** The problem **
Say the number of lines containing the string "page", and say nothing else.

************

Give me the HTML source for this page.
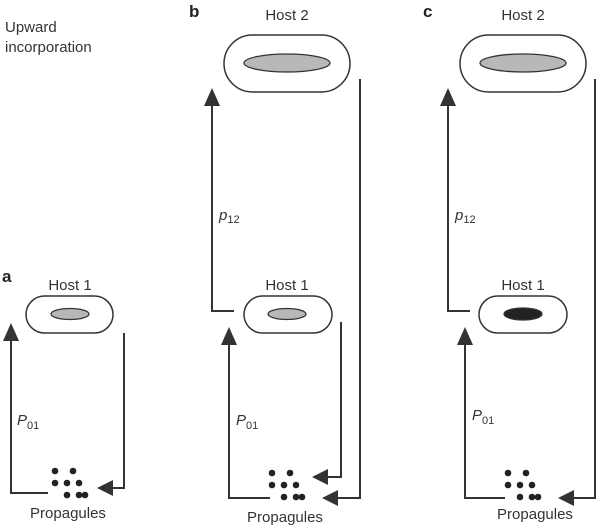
<!DOCTYPE html>
<html><head><meta charset="utf-8"><style>
html,body{margin:0;padding:0;background:#fff;}
svg{display:block;}
text{font-family:"Liberation Sans",Arial,sans-serif;fill:#333;}
</style></head><body>
<svg width="600" height="527" viewBox="0 0 600 527" xmlns="http://www.w3.org/2000/svg">
<defs>
<g id="dots" fill="#222">
<circle cx="0" cy="0" r="3.3"/><circle cx="18" cy="0" r="3.3"/>
<circle cx="0" cy="12" r="3.3"/><circle cx="12" cy="12" r="3.3"/><circle cx="24" cy="12" r="3.3"/>
<circle cx="12" cy="24" r="3.3"/><circle cx="24" cy="24" r="3.3"/><circle cx="30" cy="24" r="3.3"/>
</g>
</defs>
<text x="5" y="32" font-size="15" fill="#444">Upward</text>
<text x="5" y="52" font-size="15" fill="#444">incorporation</text>
<g stroke="#333" stroke-width="2" fill="none">
<!-- panel a -->
<rect x="26" y="296" width="87" height="37" rx="18.5" stroke-width="1.5"/>
<polyline points="48,493 11,493 11,340"/>
<polyline points="124,333 124,488 110,488"/>
<!-- panel b -->
<rect x="224" y="35" width="126" height="57" rx="28.5" stroke-width="1.5"/>
<rect x="244" y="296" width="88" height="37" rx="18.5" stroke-width="1.5"/>
<polyline points="234,311 212,311 212,104"/>
<polyline points="270,498 229,498 229,343"/>
<polyline points="341,322 341,477 326,477"/>
<polyline points="360,79 360,498 336,498"/>
<!-- panel c -->
<rect x="460" y="35" width="126" height="57" rx="28.5" stroke-width="1.5"/>
<rect x="479" y="296" width="88" height="37" rx="18.5" stroke-width="1.5"/>
<polyline points="470,311 448,311 448,104"/>
<polyline points="505,498 465,498 465,343"/>
<polyline points="595,79 595,498 572,498"/>
</g>
<g fill="#333">
<polygon points="11,323 3,341 19,341"/>
<polygon points="97,488 113,480 113,496"/>
<polygon points="212,88 204,106 220,106"/>
<polygon points="229,327 221,345 237,345"/>
<polygon points="312,477 328,469 328,485"/>
<polygon points="322,498 338,490 338,506"/>
<polygon points="448,88 440,106 456,106"/>
<polygon points="465,327 457,345 473,345"/>
<polygon points="558,498 574,490 574,506"/>
</g>
<g stroke="#333" stroke-width="1.3">
<ellipse cx="70" cy="314" rx="19" ry="5.5" fill="#b8b8b8"/>
<ellipse cx="287" cy="63" rx="43" ry="9" fill="#b8b8b8"/>
<ellipse cx="287" cy="314" rx="19" ry="5.5" fill="#b8b8b8"/>
<ellipse cx="523" cy="63" rx="43" ry="9" fill="#b8b8b8"/>
<ellipse cx="523" cy="314" rx="19" ry="6" fill="#222"/>
</g>
<use href="#dots" x="55" y="471"/>
<use href="#dots" x="272" y="473"/>
<use href="#dots" x="508" y="473"/>
<g font-size="15" text-anchor="middle">
<text x="70" y="290">Host 1</text>
<text x="287" y="20">Host 2</text>
<text x="287" y="290">Host 1</text>
<text x="523" y="20">Host 2</text>
<text x="523" y="290">Host 1</text>
<text x="68" y="518">Propagules</text>
<text x="285" y="522">Propagules</text>
<text x="535" y="519">Propagules</text>
</g>
<g font-weight="bold" font-size="17" fill="#222">
<text x="2" y="282" style="fill:#222">a</text>
<text x="189" y="17" style="fill:#222">b</text>
<text x="423" y="17" style="fill:#222">c</text>
</g>
<g font-size="15" font-style="italic">
<text x="17" y="425">P<tspan font-size="11" font-style="normal" dy="4">01</tspan></text>
<text x="236" y="425">P<tspan font-size="11" font-style="normal" dy="4">01</tspan></text>
<text x="472" y="420">P<tspan font-size="11" font-style="normal" dy="4">01</tspan></text>
<text x="219" y="220">p<tspan font-size="11" font-style="normal" dy="3">12</tspan></text>
<text x="455" y="220">p<tspan font-size="11" font-style="normal" dy="3">12</tspan></text>
</g>
</svg>
</body></html>
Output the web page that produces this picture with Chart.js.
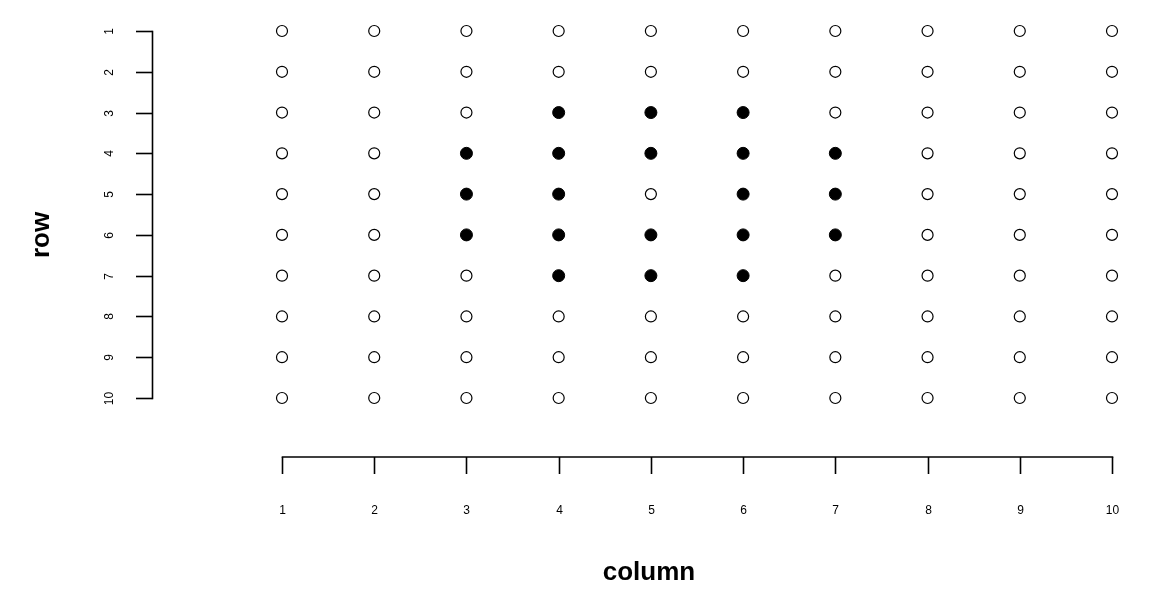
<!DOCTYPE html>
<html>
<head>
<meta charset="utf-8">
<title>row / column grid</title>
<script src="https://cdn.jsdelivr.net/npm/chart.js@4/dist/chart.umd.min.js"></script>
<style>
  html, body { margin: 0; padding: 0; background: #fff; }
  #wrap { width: 1162px; height: 599px; }
</style>
</head>
<body>
<div id="wrap"><canvas id="chart" width="1162" height="599"></canvas></div>
<script>
// grid of positions
const columns = [1, 2, 3, 4, 5, 6, 7, 8, 9, 10];
const rows = [1, 2, 3, 4, 5, 6, 7, 8, 9, 10];

// filled (solid) points, as row / column pairs
const filledRow = [3, 3, 3, 4, 4, 4, 4, 4, 5, 5, 5, 5, 6, 6, 6, 6, 6, 7, 7, 7];
const filledCol = [4, 5, 6, 3, 4, 5, 6, 7, 3, 4, 6, 7, 3, 4, 5, 6, 7, 4, 5, 6];

// tick labels
const xTickLabels = ['1', '2', '3', '4', '5', '6', '7', '8', '9', '10'];
const yTickLabels = ['1', '2', '3', '4', '5', '6', '7', '8', '9', '10'];

const xTitle = 'column';
const yTitle = 'row';

// build point lists
var solid = [];
var open = [];
rows.forEach(function (r) {
  columns.forEach(function (c) {
    var isFilled = false;
    for (var i = 0; i < filledRow.length; i++) {
      if (filledRow[i] === r && filledCol[i] === c) isFilled = true;
    }
    if (isFilled) solid.push({ x: c, y: r });
    else open.push({ x: c, y: r });
  });
});

const FONT = '"Liberation Sans", Arial, sans-serif';

// R-style detached axes, drawn from the chart's own scales
const rAxes = {
  id: 'rAxes',
  afterDraw: function (chart) {
    const ctx = chart.ctx;
    const xs = chart.scales.x;
    const ys = chart.scales.y;
    const yAxisX = 152.5;
    const xAxisY = 457;

    ctx.save();
    ctx.strokeStyle = '#000';
    ctx.lineWidth = 1.6;
    ctx.lineCap = 'square';
    ctx.fillStyle = '#000';

    // y axis
    const yTop = ys.getPixelForValue(rows[0]);
    const yBot = ys.getPixelForValue(rows[rows.length - 1]);
    ctx.beginPath();
    ctx.moveTo(yAxisX, Math.round(yTop) + 0.5);
    ctx.lineTo(yAxisX, Math.round(yBot) + 0.5);
    ctx.stroke();
    ctx.lineCap = 'butt';
    ctx.font = '12px ' + FONT;
    ctx.textAlign = 'center';
    ctx.textBaseline = 'middle';
    rows.forEach(function (r, i) {
      const py = Math.round(ys.getPixelForValue(r)) + 0.5;
      ctx.beginPath();
      ctx.moveTo(136, py);
      ctx.lineTo(yAxisX, py);
      ctx.stroke();
      ctx.save();
      ctx.translate(110, py);
      ctx.rotate(-Math.PI / 2);
      ctx.fillText(yTickLabels[i], 0, 0);
      ctx.restore();
    });

    // x axis
    const xL = xs.getPixelForValue(columns[0]);
    const xR = xs.getPixelForValue(columns[columns.length - 1]);
    ctx.lineCap = 'square';
    ctx.beginPath();
    ctx.moveTo(Math.round(xL) + 0.5, xAxisY);
    ctx.lineTo(Math.round(xR) + 0.5, xAxisY);
    ctx.stroke();
    ctx.lineCap = 'butt';
    columns.forEach(function (c, i) {
      const px = Math.round(xs.getPixelForValue(c)) + 0.5;
      ctx.beginPath();
      ctx.moveTo(px, xAxisY);
      ctx.lineTo(px, 474);
      ctx.stroke();
      ctx.fillText(xTickLabels[i], px, 511);
    });

    // titles
    ctx.font = 'bold 26px ' + FONT;
    ctx.fillText(xTitle, 649, 573);
    ctx.save();
    ctx.translate(42, 235);
    ctx.rotate(-Math.PI / 2);
    ctx.fillText(yTitle, 0, 0);
    ctx.restore();

    ctx.restore();
  }
};

new Chart(document.getElementById('chart'), {
  type: 'scatter',
  data: {
    datasets: [
      {
        label: 'open',
        data: open,
        pointStyle: 'circle',
        pointRadius: 5.5,
        pointBackgroundColor: '#fff',
        pointBorderColor: '#000',
        pointBorderWidth: 1.2,
        clip: false
      },
      {
        label: 'filled',
        data: solid,
        pointStyle: 'circle',
        pointRadius: 6,
        pointBackgroundColor: '#000',
        pointBorderColor: '#000',
        pointBorderWidth: 1,
        clip: false
      }
    ]
  },
  options: {
    responsive: false,
    animation: false,
    layout: { padding: { left: 282, right: 50, top: 31, bottom: 201 } },
    plugins: {
      legend: { display: false },
      tooltip: { enabled: false }
    },
    scales: {
      x: { type: 'linear', min: 1, max: 10, display: false },
      y: { type: 'linear', min: 1, max: 10, reverse: true, display: false }
    }
  },
  plugins: [rAxes]
});
</script>
</body>
</html>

************

** Correct response **
2